Herfst De herfst is prachtig. Naar school gaan de jasjes weer aan. Dan is het herfstvakantie. De schoolleiding heeft deze vakantie bedacht omdat de kinderen van de hoogste klassen anders toch thuisblijven. Het is aardappelrooitijd. Een stuk of vier mannen met - in onze ogen - grote rieken, gooien de aardappels los over het land. Als de zon schijnt is het heerlijk, de aardappels drogen dan goed. In lange rijen werken wij; de sterke verhalen komen los. Meestal worden er sprookjes verteld, maar ook spookverhalen, bijvoorbeeld over een kettinghond die ’s nachts dwaalt, of over een eenzame figuur die rond middernacht met zware stenen rondspookt omdat hij tijdens zijn leven grensstenen heeft verlegd om zijn land te vergroten. Wij kinderen vullen de manden met lekkere aardappels en gooien die leeg op een grote hoop. Bij de hoop leggen we steeds een aardappel apart om de manden te tellen. En dan komt om twaalf uur de warme maaltijd naar het veld. In een grote mand staat een ketel met stamppot, een kom met stukjes spek en een schaal appelmoes, gemaakt van lekkere verse appels. Een geweldig feest. Jeanne Last-Frijnts in: José Franssen: In mijn koffer op zolder. Levensverhalen van ouderen voor ouderen. Bohn Stafleu van Loghum, Houten, 2008.
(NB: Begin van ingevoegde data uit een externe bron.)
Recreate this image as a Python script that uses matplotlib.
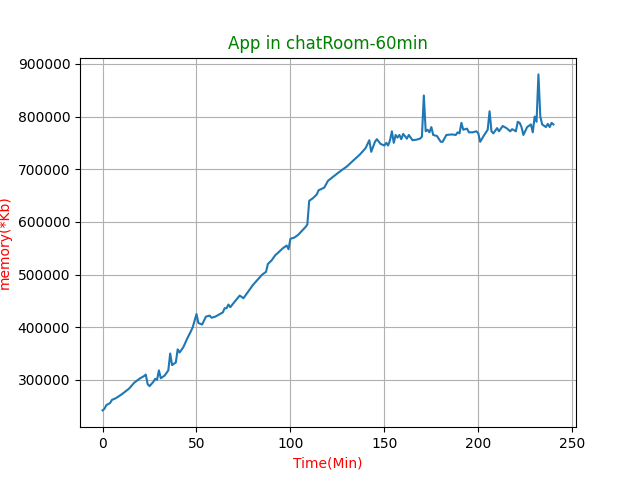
import matplotlib
matplotlib.use("Agg")
import matplotlib.pyplot as plt

minutes = [0,1,2,4,5,7,10,14,17,20,22,23,24,25,27,28,29,30,31,33,35,36,37,39,40,41,43,45,47,48,50,51,53,55,57,58,60,62,64,65,66,67,68,70,73,75,78,80,85,87,88,90,92,93,96,98,99,100,102,104,108,109,110,112,114,115,118,120,125,128,130,133,137,140,142,143,145,146,148,150,151,152,153,154,155,156,157,158,159,160,162,163,165,167,169,170,171,172,173,174,175,176,178,180,181,183,186,188,189,190,191,192,194,195,197,199,200,201,202,203,205,206,207,208,210,211,213,215,217,218,220,221,222,223,224,226,228,229,230,231,232,233,234,236,237,238,239,240]
memory = [242000,245000,252000,256000,262000,265000,272000,283000,295000,303000,307000,310000,292000,288000,296000,302000,300000,318000,303000,308000,318000,350000,328000,333000,358000,352000,362000,378000,392000,400000,425000,408000,405000,420000,422000,418000,420000,424000,428000,436000,436000,443000,438000,447000,460000,455000,470000,480000,500000,505000,520000,527000,537000,540000,550000,555000,548000,568000,570000,575000,590000,595000,640000,645000,652000,660000,665000,678000,692000,700000,705000,715000,728000,740000,755000,733000,752000,757000,748000,745000,750000,745000,755000,772000,750000,765000,760000,765000,757000,767000,758000,765000,755000,756000,758000,762000,840000,772000,775000,770000,780000,765000,763000,752000,752000,765000,766000,765000,770000,768000,788000,775000,777000,770000,770000,772000,768000,752000,758000,764000,775000,810000,772000,768000,778000,772000,782000,778000,772000,776000,772000,790000,788000,780000,765000,780000,785000,770000,800000,790000,880000,800000,785000,780000,786000,780000,788000,785000]

fig, ax = plt.subplots(figsize=(6.4, 4.8), dpi=100)
ax.plot(minutes, memory)
ax.set_title("App in chatRoom-60min", color="green")
ax.set_xlabel("Time(Min)", color="red")
ax.set_ylabel("memory(*Kb)", color="red")
ax.set_xticks([0, 50, 100, 150, 200, 250])
ax.grid(True)
fig.savefig("out.png")
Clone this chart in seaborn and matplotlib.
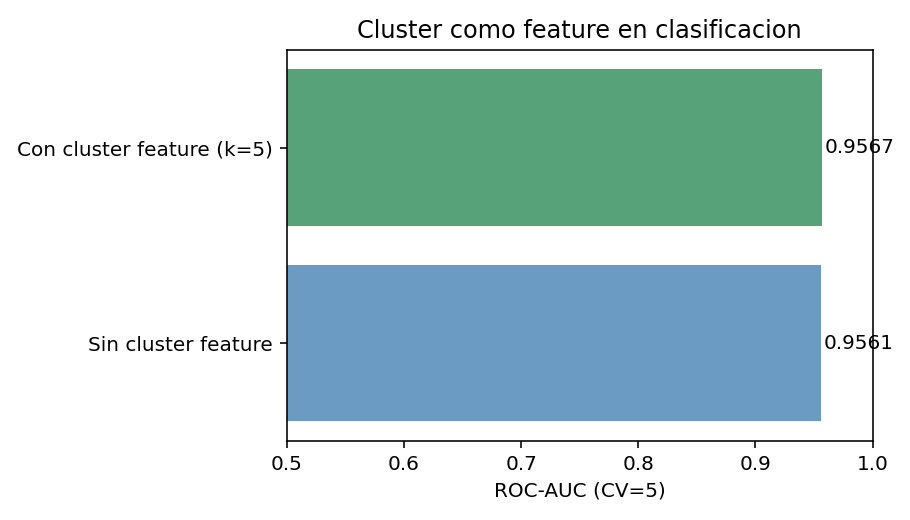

Herfst / In mijn haren / onder mijn voeten: / goud, goud, goud. / Mijn antilliaanse botten / vrezen ’t allerergste: / ’t wordt weer / Koud, koud, koud. Frida Domacassé in: Hans Warren (samensteller): Poëziekalender 1995. Meulenhoff, Amsterdam, 1994.
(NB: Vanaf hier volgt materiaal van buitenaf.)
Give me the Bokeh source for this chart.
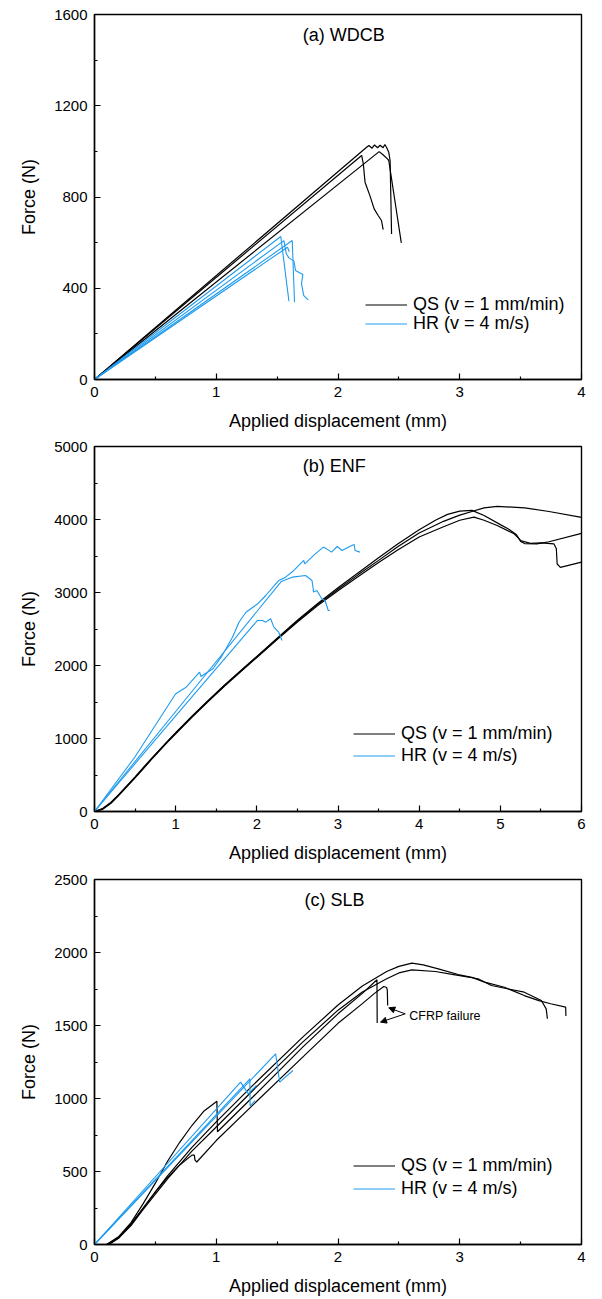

Nu is het herfst. De bladeren ritselen droog en vallen af. Op het balkon kruipt een gouden gloed in mijn planten en bloemen, de nachten worden kouder en ik zal een dezer dagen moeten snoeien en ruimen. Het zonlicht wordt minder, als ik op mijn stoel op het balkon zit kruipt de kilte langzaam op. Ik weet hoe hij steeds hunkerde naar het voorjaar, naar zon en warmte. Dagelijks had hij het erover: ‘Als het maar weer voorjaar is…’ Heel in het begin hebben wij nog in het bleke voorjaarszonnetje kunnen zitten, hij dik aangekleed, want hij had het altijd koud. Maar nu alles voorbij is en ook de zomerplanten langzaam sterven, moet ik toch weer verder. Ik neem de draad op van voordat hij er was. De draad van verder alleen leven. Jopie Tilly in haar verhaal De hoed. In: José Franssen: In mijn koffer op zolder. Levensverhalen van ouderen voor ouderen. Bohn Stafleu van Loghum, Houten, 2008.
Beukennootjes Stiekem togen wij kinderen naar de Napoleonsbaan. Het was ver van huis en ik wist de weg niet. Toch kwamen we er, bij de razend drukke weg tussen Blerick en Baarlo, waarlangs de grote oude beukenbomen hun blad en vruchten lieten vallen. Broekzakken, jaszakken en plastic zakken vulden we met beukennootjes, zoveel mogelijk, we peuterden de bastjes los om de nootjes eruit te lichten. Ik schopte wellustig in de bladeren op zoek naar meer. Auto’s raasden langs – ik begrijp nu uitstekend dat we er niet mochten komen, want wie zei dat je in het vuur van het rapen de auto’s wel steeds bleef horen? In de dagen erna maakten we onze kijkdozen completer, aten we als eekhoorntjes de bitter smakende nootjes, en we regen kettingen vol beuk. Trots droeg ik zo’n ketting tot de nootjes zwart werden of tot de ketting te kaal werd vanwege het steeds weer opeten van de gedroogde nootjes. De beuken staan er nog. José Franssen, niet gepubliceerd.
Een blad, dat dwarrelt – / hoe licht glijden de nevels / deze herfstavond. In: J. van Tooren: Oogwenken. Haiku Senryu Tanka. Meulenhoff, Amsterdam, 1981.